━━━ STORED DATA ━━━

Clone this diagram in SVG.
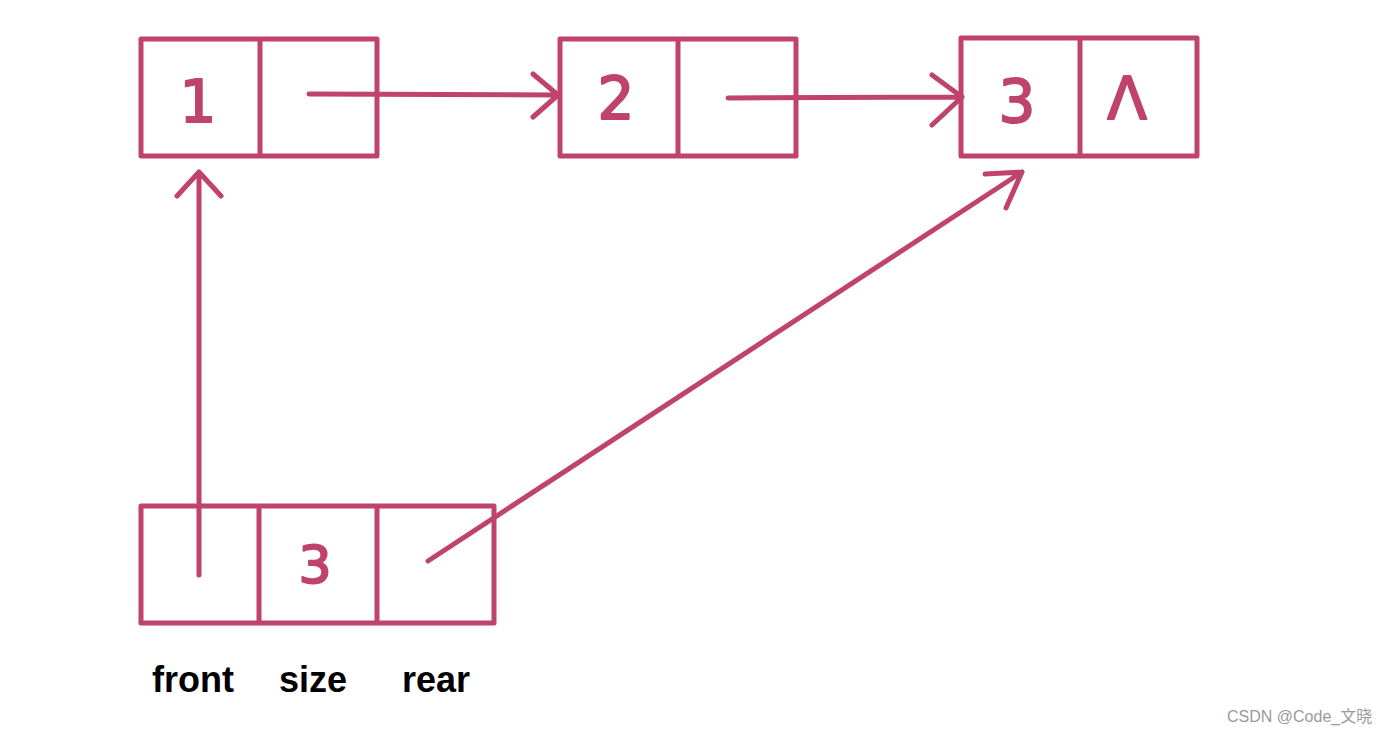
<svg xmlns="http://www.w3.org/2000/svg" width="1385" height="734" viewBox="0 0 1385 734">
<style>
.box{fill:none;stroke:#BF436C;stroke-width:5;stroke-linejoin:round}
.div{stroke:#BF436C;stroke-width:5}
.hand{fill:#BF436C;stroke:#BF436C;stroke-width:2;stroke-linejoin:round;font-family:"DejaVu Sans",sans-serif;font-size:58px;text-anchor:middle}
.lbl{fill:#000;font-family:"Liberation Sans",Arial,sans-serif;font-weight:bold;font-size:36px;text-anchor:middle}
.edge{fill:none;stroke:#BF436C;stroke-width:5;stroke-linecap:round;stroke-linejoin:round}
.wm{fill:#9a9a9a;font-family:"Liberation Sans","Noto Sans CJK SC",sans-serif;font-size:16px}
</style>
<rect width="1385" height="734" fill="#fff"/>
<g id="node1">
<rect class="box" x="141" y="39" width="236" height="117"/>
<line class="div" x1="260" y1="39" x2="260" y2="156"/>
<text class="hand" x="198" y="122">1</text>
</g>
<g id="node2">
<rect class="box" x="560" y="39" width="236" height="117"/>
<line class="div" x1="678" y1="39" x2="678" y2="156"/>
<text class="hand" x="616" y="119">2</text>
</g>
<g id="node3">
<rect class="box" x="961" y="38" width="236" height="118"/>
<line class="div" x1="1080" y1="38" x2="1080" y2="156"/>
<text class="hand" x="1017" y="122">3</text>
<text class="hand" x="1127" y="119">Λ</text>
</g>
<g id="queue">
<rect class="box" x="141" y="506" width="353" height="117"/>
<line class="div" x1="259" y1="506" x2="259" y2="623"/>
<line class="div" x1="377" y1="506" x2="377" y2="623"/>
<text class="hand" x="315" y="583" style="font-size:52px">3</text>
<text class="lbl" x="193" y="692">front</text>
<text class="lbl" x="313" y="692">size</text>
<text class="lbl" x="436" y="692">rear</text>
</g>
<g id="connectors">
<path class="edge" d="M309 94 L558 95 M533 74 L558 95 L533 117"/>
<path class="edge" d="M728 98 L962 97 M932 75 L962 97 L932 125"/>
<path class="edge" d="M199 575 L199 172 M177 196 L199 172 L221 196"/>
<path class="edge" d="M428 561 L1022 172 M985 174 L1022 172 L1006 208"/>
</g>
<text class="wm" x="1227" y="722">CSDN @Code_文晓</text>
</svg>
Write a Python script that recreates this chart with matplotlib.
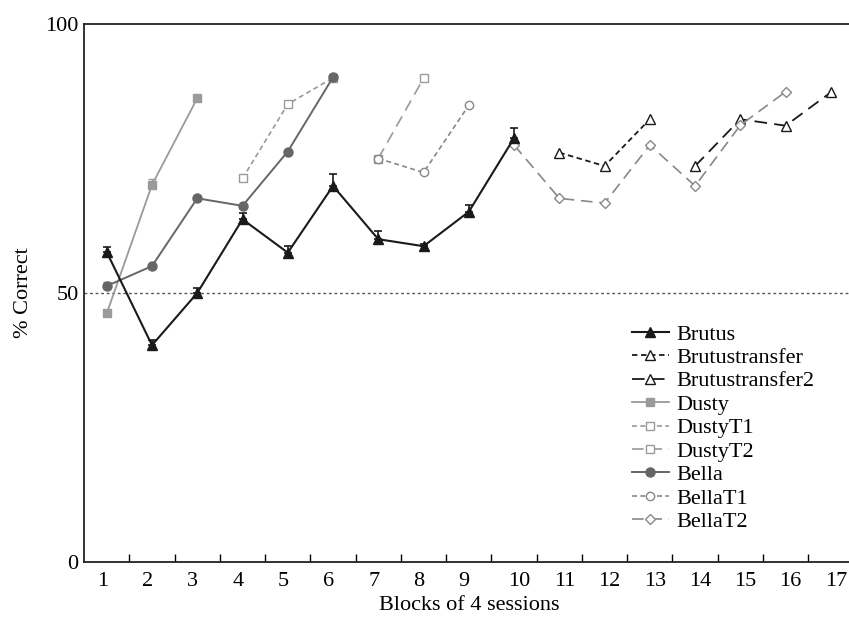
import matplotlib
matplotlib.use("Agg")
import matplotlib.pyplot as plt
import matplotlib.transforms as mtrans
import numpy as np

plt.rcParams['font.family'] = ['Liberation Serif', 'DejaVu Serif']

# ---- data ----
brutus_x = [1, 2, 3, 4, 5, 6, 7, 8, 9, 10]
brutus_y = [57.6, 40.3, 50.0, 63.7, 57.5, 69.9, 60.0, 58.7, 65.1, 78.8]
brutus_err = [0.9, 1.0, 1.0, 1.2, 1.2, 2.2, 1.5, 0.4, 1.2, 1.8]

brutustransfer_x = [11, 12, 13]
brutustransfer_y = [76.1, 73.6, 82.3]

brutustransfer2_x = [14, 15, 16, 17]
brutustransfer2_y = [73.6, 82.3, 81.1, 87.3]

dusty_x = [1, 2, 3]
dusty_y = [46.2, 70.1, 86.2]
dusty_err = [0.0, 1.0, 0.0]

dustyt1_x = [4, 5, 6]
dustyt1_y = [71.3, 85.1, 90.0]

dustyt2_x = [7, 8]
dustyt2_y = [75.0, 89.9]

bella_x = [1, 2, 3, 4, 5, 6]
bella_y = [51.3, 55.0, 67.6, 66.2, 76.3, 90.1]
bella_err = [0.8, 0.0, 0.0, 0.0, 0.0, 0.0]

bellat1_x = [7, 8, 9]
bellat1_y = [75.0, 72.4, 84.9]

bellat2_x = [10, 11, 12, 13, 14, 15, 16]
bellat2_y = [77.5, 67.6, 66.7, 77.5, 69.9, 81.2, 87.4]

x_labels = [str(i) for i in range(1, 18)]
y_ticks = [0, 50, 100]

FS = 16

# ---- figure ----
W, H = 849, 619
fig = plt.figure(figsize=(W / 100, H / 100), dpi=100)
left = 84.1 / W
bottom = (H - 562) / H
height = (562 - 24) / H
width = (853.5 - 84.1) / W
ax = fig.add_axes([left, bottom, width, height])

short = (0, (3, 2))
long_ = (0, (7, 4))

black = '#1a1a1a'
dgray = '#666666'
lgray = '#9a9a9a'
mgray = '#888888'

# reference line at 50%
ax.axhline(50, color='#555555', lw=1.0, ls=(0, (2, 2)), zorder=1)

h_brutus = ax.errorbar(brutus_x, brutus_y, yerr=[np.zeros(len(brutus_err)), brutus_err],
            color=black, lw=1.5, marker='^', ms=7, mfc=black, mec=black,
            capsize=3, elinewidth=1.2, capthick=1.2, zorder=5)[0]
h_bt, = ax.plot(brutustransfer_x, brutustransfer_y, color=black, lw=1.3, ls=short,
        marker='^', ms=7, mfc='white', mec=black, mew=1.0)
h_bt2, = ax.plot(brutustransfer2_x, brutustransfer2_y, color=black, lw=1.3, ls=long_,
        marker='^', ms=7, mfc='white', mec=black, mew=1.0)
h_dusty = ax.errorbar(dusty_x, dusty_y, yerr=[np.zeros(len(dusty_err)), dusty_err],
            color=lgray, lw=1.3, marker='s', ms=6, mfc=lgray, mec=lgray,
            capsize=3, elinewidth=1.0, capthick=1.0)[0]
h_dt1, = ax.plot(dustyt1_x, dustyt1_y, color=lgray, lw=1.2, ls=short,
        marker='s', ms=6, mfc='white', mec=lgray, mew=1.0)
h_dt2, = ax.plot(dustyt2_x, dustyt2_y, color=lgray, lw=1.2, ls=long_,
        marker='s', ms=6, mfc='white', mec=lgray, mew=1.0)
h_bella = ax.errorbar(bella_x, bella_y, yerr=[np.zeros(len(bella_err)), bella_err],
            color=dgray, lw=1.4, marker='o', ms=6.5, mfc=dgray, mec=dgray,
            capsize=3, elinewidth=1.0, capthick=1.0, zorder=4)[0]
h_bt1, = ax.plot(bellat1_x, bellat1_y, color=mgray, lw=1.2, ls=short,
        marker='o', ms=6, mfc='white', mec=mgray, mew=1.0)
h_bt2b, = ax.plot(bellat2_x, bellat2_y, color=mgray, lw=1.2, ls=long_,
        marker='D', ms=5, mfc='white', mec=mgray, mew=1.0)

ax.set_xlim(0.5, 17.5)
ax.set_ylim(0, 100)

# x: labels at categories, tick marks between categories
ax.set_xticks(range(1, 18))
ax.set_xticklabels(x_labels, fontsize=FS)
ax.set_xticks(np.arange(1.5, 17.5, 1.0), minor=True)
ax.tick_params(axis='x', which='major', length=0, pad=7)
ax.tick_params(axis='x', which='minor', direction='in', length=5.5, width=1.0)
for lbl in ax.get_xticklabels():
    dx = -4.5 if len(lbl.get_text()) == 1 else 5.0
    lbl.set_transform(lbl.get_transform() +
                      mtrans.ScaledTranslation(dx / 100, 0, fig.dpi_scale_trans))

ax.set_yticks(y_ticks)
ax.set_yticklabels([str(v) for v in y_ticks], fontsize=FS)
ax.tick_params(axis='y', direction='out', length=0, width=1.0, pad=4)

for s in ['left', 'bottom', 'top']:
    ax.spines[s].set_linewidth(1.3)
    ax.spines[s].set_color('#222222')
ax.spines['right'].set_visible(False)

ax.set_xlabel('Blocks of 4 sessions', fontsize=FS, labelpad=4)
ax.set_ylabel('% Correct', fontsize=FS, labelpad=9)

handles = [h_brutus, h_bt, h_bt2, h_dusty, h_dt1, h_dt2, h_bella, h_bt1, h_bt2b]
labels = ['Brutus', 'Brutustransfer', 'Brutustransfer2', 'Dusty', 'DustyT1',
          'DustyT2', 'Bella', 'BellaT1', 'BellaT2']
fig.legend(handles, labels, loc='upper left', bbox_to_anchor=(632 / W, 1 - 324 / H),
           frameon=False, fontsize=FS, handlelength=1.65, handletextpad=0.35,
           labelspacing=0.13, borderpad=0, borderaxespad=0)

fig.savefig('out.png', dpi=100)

━━━

All lines above starting at the one with "Write a Python" and ending at the one with "plt.rcParams['font.family'] = ['Liberation", inclusive, are to be printed again exactly, with the pictures left out.

Write a Python script that recreates this chart with matplotlib.
import matplotlib
matplotlib.use("Agg")
import matplotlib.pyplot as plt
import matplotlib.transforms as mtrans
import numpy as np

plt.rcParams['font.family'] = ['Liberation Serif', 'DejaVu Serif']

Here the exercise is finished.